I made this for Thanksgiving for years when the kids were little.  I've moved on to an artichoke heart bread stuffing which is better but this recipe is near and dear to my heart.  You can see my notes in this picture.  Double the recipe for a large bird. 1 recipe makes 5 1/2 c. stuffing.


1 1/2 c. diced celery
1 c. chopped onion
3/4 c. butter
8 cups day-old white bread cubes, I use my bead machine to make several loaves the week before, cut into cubes, and dry them in a large white bowl.  (My mother would put the cubes in a large white bowl and I can still see her gently tossing the cubes with her hands every so often.)

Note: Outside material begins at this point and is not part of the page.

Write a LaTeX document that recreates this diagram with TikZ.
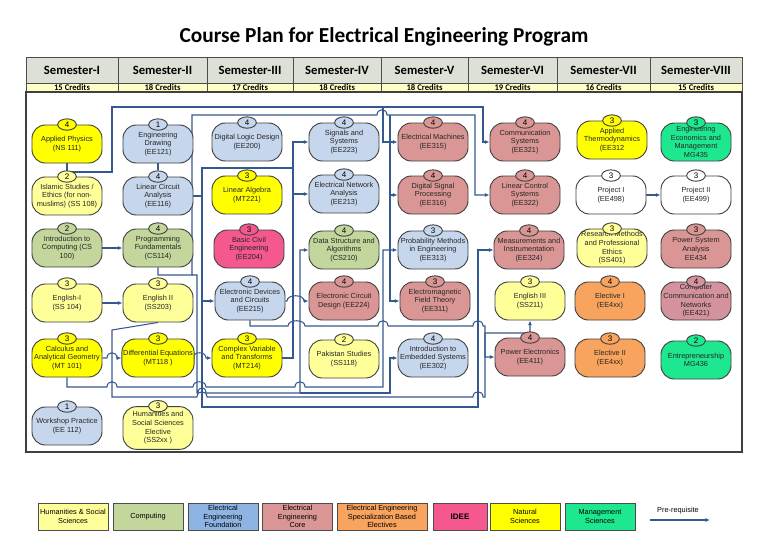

2/3 c. hot chicken broth or water
2 eggs, beaten slightly
1 t. salt
1 T. poultry seasoning or a combination of sage and thyme
1/8 t. black pepper
1 pound browned pork sausage (optional)
  1. Sauté celery and onion in butter until tender.  (One of my favorite smells in the world)
  2. While vegetables are cooking, turn bread cubes in a large bowl , moisten with hot liquid and cover bowl.
  3. When the vegetables are tender add them to the bread.
  4.  Stir in eggs and seasonings., tossing lightly.
  5. Stuffing may be baked separately in a casserole for 25 to 30 minutes at 375°.